* _Task details_
Go through the material below and copy all lines with "size".

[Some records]
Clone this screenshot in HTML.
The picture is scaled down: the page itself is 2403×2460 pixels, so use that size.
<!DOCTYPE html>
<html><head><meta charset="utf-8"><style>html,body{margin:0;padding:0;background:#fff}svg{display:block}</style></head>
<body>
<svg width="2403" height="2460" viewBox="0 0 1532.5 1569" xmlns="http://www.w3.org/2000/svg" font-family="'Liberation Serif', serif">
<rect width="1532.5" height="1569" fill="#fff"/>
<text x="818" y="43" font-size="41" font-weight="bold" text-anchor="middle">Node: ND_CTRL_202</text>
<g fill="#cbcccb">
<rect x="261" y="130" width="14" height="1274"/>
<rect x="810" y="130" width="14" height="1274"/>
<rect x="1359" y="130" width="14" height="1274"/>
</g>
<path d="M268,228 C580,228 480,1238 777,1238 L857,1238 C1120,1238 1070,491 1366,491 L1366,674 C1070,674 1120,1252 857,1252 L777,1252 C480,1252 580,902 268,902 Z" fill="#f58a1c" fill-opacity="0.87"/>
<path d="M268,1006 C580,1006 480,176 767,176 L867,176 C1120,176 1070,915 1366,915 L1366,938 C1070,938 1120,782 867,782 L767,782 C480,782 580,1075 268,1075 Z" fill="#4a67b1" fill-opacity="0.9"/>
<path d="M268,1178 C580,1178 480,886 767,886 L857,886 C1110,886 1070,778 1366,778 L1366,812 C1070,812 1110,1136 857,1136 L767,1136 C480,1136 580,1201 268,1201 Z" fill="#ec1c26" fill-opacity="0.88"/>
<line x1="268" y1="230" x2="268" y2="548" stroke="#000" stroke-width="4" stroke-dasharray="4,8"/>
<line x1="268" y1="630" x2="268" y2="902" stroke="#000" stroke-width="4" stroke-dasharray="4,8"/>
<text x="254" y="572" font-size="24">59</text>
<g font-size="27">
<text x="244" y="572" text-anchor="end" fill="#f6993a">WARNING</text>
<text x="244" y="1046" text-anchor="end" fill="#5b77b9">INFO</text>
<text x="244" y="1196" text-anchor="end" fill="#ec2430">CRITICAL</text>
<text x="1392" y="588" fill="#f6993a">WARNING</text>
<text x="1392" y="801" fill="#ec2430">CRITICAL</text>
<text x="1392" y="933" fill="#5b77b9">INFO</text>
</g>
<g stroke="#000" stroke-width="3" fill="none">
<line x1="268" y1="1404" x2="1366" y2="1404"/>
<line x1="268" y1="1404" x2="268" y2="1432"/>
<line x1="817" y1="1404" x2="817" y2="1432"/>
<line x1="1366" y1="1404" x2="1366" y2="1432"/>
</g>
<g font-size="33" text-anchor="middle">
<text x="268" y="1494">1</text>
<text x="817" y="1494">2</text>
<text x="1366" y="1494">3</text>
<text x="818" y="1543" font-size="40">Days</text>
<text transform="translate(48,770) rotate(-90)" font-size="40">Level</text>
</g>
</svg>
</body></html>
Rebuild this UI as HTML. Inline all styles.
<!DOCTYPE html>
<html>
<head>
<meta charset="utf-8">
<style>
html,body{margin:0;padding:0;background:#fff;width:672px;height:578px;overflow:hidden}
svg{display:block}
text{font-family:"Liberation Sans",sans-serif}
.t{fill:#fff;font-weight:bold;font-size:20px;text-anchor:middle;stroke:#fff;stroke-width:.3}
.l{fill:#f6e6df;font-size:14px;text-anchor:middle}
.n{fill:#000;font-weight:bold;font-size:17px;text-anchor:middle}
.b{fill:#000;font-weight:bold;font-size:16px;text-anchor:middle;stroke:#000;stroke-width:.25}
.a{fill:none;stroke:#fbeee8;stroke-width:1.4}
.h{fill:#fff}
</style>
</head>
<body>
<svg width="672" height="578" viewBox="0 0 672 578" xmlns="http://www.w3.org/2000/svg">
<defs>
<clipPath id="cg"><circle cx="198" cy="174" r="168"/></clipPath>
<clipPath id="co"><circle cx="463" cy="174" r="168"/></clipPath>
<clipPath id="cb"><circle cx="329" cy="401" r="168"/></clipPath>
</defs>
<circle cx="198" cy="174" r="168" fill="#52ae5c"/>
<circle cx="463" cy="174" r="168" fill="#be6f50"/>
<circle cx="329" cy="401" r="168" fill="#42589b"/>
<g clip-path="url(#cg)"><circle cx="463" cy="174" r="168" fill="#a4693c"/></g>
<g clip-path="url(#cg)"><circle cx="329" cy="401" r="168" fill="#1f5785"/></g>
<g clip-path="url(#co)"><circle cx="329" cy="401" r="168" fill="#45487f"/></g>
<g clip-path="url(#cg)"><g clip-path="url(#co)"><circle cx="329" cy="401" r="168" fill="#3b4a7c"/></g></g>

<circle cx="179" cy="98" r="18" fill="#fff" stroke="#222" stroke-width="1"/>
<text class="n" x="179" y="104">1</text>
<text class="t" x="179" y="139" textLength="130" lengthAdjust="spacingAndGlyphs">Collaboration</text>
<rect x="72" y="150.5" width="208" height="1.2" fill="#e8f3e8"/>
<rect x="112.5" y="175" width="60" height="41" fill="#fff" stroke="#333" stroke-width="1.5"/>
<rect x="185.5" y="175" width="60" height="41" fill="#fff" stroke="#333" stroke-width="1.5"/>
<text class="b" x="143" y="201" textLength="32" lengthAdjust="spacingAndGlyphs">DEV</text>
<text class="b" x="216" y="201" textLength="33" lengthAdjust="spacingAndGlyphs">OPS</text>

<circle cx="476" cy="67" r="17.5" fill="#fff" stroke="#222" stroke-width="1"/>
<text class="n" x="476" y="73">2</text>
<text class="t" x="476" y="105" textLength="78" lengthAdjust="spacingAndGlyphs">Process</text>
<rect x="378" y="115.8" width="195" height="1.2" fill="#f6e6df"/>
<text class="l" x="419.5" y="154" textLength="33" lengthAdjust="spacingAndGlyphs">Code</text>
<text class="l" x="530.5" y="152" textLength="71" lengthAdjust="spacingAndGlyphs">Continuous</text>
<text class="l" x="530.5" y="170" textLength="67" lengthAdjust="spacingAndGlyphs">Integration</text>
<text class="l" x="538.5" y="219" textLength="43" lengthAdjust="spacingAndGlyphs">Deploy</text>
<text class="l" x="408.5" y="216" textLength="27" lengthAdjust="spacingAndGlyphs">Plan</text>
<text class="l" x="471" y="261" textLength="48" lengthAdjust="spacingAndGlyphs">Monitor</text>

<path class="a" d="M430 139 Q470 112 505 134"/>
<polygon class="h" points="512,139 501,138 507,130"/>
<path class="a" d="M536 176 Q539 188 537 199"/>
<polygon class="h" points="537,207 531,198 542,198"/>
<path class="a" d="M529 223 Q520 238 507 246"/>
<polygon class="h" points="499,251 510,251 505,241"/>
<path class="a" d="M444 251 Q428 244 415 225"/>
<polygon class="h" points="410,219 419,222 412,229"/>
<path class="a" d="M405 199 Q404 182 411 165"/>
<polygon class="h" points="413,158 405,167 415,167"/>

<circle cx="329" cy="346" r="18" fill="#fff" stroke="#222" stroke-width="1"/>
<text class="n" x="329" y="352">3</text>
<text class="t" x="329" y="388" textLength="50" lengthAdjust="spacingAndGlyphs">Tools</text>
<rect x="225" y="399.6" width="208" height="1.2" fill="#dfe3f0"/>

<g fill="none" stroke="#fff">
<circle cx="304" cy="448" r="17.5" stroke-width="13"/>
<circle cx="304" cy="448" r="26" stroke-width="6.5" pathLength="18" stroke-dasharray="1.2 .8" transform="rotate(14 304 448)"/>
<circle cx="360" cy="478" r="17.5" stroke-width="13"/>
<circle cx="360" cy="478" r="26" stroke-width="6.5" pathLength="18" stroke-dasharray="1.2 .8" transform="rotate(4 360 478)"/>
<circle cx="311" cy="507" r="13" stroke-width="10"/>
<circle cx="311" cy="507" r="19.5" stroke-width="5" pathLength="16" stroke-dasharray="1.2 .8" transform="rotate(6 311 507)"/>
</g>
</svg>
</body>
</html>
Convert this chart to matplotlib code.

* _Result of this task_
The picture is scaled down: the page itself is 2403×2460 pixels, so use that size.
<text x="818" y="43" font-size="41" font-weight="bold" text-anchor="middle">Node: ND_CTRL_202</text>
<text x="254" y="572" font-size="24">59</text>
<g font-size="27">
<g font-size="33" text-anchor="middle">
<text x="818" y="1543" font-size="40">Days</text>
<text transform="translate(48,770) rotate(-90)" font-size="40">Level</text>
.t{fill:#fff;font-weight:bold;font-size:20px;text-anchor:middle;stroke:#fff;stroke-width:.3}
.l{fill:#f6e6df;font-size:14px;text-anchor:middle}
.n{fill:#000;font-weight:bold;font-size:17px;text-anchor:middle}
.b{fill:#000;font-weight:bold;font-size:16px;text-anchor:middle;stroke:#000;stroke-width:.25}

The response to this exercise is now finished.